■ Problem description
Among the entries below, find the line with "What seaborn and", then quote it and each following line up to and including the line with "bearing_capacity = 3175", and nothing else.

##### Data section #####

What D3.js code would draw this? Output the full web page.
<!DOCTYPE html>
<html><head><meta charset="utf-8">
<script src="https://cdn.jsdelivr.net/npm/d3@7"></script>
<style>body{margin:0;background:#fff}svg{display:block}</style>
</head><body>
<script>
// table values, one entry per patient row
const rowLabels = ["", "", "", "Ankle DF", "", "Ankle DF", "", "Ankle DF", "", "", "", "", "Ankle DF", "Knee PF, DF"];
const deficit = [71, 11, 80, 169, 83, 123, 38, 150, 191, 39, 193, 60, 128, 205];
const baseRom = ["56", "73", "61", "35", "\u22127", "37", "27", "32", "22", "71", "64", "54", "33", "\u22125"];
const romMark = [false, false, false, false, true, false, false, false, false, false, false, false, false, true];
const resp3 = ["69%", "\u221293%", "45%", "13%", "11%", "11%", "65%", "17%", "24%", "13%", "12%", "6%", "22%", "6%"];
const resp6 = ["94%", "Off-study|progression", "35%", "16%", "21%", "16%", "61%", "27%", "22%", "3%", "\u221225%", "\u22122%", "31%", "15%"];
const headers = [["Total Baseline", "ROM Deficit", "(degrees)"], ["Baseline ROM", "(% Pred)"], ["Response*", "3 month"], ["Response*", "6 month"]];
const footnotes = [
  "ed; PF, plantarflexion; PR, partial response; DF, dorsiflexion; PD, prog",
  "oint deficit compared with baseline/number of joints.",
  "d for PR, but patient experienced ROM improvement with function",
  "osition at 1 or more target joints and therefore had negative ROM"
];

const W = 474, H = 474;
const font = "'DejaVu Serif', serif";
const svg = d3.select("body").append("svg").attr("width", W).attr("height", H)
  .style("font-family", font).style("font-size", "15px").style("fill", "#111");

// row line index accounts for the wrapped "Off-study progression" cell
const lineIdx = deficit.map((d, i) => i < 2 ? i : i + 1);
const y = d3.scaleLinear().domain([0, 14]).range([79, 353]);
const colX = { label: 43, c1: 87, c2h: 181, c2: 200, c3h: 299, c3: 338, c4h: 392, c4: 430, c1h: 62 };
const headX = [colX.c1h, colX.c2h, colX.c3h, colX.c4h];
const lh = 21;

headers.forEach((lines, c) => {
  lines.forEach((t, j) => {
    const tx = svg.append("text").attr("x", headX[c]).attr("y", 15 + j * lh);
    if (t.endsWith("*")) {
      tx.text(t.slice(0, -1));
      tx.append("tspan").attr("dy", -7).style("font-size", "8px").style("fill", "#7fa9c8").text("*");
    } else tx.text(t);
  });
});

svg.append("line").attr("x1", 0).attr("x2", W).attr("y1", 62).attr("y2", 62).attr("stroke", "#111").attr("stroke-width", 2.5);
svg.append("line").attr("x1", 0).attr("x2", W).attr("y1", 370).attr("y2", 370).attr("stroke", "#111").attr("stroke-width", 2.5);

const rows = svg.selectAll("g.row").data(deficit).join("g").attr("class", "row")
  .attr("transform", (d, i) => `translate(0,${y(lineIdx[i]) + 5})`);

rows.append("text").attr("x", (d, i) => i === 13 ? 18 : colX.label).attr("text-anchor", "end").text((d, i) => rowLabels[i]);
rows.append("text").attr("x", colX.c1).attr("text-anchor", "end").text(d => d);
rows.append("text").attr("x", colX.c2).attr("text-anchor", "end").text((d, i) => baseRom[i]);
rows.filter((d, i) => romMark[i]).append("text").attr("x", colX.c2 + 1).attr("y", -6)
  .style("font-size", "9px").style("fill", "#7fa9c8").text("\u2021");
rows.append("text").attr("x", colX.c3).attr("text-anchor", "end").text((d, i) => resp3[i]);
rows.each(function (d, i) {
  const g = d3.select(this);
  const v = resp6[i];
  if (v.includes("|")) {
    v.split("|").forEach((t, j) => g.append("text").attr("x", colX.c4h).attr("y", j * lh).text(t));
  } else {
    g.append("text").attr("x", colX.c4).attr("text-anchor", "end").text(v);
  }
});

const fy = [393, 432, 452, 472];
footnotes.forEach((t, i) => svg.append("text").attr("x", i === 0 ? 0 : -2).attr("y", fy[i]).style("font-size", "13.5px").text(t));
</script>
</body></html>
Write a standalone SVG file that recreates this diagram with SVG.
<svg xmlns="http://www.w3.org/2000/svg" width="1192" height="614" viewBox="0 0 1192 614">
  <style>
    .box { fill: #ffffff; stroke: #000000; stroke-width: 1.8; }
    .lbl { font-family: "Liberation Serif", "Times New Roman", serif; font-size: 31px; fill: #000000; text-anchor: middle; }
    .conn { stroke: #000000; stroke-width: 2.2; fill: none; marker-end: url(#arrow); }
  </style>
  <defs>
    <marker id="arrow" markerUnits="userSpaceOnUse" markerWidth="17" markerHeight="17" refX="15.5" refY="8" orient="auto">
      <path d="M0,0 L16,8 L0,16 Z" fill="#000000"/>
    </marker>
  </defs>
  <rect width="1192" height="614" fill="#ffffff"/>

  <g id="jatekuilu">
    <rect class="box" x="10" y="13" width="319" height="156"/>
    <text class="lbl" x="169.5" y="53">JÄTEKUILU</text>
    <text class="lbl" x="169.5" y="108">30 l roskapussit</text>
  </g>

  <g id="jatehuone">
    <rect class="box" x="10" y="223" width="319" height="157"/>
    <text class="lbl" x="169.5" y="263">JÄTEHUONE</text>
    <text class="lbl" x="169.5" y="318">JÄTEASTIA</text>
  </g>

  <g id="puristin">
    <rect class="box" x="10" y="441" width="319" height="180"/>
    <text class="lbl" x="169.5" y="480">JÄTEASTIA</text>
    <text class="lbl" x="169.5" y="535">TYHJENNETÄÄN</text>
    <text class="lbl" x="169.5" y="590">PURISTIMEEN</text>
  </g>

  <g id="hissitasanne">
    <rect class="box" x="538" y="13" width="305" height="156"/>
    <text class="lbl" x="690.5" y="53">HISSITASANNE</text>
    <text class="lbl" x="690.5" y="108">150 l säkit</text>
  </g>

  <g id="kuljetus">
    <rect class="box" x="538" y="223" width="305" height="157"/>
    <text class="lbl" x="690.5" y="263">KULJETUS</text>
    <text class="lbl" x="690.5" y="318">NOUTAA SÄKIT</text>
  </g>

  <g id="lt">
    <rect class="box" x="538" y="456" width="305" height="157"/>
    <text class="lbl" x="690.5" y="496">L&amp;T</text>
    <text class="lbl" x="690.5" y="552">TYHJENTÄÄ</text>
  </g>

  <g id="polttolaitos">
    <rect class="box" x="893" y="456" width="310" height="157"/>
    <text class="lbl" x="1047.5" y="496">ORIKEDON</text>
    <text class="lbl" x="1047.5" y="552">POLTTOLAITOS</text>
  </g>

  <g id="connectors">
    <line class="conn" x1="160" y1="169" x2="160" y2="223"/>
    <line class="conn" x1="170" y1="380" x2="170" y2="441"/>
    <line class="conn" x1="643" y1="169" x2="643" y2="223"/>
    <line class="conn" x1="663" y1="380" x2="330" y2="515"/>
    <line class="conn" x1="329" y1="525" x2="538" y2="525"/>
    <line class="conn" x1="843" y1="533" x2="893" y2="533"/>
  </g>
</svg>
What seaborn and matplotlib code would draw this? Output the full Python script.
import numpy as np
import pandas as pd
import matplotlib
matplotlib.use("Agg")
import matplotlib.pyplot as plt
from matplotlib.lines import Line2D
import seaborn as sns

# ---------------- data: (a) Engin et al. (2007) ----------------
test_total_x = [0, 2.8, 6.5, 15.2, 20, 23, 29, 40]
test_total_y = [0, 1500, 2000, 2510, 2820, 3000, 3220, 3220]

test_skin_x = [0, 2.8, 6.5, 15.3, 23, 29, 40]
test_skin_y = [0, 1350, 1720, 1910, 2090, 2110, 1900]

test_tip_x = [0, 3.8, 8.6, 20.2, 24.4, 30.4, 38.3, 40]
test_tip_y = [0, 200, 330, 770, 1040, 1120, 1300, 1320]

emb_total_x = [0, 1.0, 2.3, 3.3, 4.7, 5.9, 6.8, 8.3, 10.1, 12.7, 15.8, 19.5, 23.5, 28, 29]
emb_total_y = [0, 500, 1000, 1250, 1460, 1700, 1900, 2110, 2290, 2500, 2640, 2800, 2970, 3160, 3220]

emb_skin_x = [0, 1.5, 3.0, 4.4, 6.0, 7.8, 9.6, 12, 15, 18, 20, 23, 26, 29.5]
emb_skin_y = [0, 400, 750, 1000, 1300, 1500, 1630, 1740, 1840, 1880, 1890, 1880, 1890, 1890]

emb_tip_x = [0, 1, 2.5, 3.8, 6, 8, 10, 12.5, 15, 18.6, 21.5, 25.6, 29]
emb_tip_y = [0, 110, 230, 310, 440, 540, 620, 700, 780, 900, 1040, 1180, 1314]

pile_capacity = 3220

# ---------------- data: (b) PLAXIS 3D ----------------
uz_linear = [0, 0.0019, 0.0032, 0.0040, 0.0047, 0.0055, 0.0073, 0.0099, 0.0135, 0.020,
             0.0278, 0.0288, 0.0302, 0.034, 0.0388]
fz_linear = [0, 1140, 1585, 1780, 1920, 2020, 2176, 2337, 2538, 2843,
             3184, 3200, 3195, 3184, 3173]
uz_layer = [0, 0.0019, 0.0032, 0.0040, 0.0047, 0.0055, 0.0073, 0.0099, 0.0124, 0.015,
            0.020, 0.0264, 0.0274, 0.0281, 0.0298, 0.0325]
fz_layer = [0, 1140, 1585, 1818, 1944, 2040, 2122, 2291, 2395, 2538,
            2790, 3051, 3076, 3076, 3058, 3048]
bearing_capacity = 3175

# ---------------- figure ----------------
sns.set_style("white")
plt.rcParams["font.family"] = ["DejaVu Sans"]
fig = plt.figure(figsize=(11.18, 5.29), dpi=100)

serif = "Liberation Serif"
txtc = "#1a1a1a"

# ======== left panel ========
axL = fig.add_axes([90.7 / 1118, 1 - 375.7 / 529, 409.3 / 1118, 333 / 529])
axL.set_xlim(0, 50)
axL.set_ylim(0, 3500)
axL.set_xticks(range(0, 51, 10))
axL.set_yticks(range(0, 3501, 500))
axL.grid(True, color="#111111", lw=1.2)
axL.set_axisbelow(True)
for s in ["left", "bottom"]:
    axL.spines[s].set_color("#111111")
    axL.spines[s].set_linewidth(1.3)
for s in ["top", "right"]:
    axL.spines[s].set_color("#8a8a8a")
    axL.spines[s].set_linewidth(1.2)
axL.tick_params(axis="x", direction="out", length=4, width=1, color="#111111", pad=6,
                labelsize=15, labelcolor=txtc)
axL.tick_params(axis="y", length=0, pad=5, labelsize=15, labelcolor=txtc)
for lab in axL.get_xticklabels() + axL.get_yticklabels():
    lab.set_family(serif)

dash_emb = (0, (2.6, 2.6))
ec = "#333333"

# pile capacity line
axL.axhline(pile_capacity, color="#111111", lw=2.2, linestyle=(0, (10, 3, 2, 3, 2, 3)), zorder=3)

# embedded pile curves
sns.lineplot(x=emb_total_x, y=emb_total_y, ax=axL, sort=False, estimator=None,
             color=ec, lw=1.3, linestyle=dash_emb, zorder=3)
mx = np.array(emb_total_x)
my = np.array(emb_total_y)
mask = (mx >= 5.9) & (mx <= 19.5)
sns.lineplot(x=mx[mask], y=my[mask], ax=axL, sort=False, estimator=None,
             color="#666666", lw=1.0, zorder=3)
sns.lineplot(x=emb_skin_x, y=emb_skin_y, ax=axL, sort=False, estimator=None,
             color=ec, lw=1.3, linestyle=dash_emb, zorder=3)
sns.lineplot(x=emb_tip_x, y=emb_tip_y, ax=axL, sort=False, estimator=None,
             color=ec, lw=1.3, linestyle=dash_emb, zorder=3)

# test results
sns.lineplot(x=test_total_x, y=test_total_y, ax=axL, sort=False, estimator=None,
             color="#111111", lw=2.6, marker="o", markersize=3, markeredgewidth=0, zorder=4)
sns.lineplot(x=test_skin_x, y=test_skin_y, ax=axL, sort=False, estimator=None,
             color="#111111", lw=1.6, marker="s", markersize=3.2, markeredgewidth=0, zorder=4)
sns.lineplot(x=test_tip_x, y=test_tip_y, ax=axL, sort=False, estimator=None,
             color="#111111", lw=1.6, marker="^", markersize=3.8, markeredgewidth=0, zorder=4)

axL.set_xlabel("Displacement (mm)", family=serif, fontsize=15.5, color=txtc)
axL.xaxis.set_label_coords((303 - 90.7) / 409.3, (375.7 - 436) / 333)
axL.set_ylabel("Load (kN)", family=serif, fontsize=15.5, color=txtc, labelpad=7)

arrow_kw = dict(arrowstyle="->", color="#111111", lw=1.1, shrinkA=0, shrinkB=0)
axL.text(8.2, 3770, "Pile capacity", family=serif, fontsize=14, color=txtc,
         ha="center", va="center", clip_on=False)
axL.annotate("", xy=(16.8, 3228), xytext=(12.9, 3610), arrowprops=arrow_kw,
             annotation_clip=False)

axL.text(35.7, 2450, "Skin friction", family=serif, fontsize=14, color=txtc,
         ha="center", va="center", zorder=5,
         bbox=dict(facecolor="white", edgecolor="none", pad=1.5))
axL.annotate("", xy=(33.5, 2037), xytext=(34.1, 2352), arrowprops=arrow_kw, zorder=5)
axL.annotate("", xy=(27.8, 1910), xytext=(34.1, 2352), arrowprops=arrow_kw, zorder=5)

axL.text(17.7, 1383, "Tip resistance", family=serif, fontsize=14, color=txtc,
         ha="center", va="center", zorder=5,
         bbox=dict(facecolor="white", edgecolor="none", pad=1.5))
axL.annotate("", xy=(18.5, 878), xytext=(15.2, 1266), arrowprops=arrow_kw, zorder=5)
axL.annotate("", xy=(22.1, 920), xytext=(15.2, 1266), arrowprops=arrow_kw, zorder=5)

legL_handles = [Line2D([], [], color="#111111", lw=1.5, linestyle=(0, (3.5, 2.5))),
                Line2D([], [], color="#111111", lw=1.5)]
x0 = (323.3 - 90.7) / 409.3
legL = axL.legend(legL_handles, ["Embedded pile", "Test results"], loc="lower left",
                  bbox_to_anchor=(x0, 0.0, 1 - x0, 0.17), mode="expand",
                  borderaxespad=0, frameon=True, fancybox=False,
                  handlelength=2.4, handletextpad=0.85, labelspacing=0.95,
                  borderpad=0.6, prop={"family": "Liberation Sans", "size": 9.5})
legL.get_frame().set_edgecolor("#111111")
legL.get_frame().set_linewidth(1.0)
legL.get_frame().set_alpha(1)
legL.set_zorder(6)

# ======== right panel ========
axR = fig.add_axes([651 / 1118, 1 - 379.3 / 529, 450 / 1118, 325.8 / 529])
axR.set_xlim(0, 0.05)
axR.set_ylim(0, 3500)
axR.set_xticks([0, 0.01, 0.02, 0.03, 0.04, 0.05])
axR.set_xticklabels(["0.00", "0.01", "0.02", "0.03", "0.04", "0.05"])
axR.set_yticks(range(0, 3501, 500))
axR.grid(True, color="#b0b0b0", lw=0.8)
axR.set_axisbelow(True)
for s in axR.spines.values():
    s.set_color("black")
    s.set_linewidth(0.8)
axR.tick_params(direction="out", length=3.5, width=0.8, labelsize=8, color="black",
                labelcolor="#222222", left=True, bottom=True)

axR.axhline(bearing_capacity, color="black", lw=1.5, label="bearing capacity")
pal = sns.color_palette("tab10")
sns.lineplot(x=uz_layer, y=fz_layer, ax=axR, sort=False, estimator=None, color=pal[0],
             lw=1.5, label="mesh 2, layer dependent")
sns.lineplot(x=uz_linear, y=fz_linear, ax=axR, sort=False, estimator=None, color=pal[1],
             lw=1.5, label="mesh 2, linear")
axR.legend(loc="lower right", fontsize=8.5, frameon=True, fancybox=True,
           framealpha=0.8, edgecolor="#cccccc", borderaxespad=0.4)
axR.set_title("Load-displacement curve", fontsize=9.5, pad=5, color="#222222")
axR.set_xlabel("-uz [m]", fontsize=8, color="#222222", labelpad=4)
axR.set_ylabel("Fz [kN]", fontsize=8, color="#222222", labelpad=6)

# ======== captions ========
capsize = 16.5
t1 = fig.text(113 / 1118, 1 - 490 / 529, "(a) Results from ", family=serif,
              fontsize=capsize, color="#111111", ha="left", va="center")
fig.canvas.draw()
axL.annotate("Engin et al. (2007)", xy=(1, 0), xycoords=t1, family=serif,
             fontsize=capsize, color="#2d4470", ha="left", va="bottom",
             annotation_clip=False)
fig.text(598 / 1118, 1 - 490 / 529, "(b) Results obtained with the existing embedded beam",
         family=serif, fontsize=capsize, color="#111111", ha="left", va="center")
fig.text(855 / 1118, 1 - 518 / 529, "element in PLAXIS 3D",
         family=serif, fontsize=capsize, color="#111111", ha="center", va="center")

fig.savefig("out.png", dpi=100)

#####

■ Answer for this exercise
What seaborn and matplotlib code would draw this? Output the full Python script.
import numpy as np
import pandas as pd
import matplotlib
matplotlib.use("Agg")
import matplotlib.pyplot as plt
from matplotlib.lines import Line2D
import seaborn as sns

# ---------------- data: (a) Engin et al. (2007) ----------------
test_total_x = [0, 2.8, 6.5, 15.2, 20, 23, 29, 40]
test_total_y = [0, 1500, 2000, 2510, 2820, 3000, 3220, 3220]

test_skin_x = [0, 2.8, 6.5, 15.3, 23, 29, 40]
test_skin_y = [0, 1350, 1720, 1910, 2090, 2110, 1900]

test_tip_x = [0, 3.8, 8.6, 20.2, 24.4, 30.4, 38.3, 40]
test_tip_y = [0, 200, 330, 770, 1040, 1120, 1300, 1320]

emb_total_x = [0, 1.0, 2.3, 3.3, 4.7, 5.9, 6.8, 8.3, 10.1, 12.7, 15.8, 19.5, 23.5, 28, 29]
emb_total_y = [0, 500, 1000, 1250, 1460, 1700, 1900, 2110, 2290, 2500, 2640, 2800, 2970, 3160, 3220]

emb_skin_x = [0, 1.5, 3.0, 4.4, 6.0, 7.8, 9.6, 12, 15, 18, 20, 23, 26, 29.5]
emb_skin_y = [0, 400, 750, 1000, 1300, 1500, 1630, 1740, 1840, 1880, 1890, 1880, 1890, 1890]

emb_tip_x = [0, 1, 2.5, 3.8, 6, 8, 10, 12.5, 15, 18.6, 21.5, 25.6, 29]
emb_tip_y = [0, 110, 230, 310, 440, 540, 620, 700, 780, 900, 1040, 1180, 1314]

pile_capacity = 3220

# ---------------- data: (b) PLAXIS 3D ----------------
uz_linear = [0, 0.0019, 0.0032, 0.0040, 0.0047, 0.0055, 0.0073, 0.0099, 0.0135, 0.020,
             0.0278, 0.0288, 0.0302, 0.034, 0.0388]
fz_linear = [0, 1140, 1585, 1780, 1920, 2020, 2176, 2337, 2538, 2843,
             3184, 3200, 3195, 3184, 3173]
uz_layer = [0, 0.0019, 0.0032, 0.0040, 0.0047, 0.0055, 0.0073, 0.0099, 0.0124, 0.015,
            0.020, 0.0264, 0.0274, 0.0281, 0.0298, 0.0325]
fz_layer = [0, 1140, 1585, 1818, 1944, 2040, 2122, 2291, 2395, 2538,
            2790, 3051, 3076, 3076, 3058, 3048]
bearing_capacity = 3175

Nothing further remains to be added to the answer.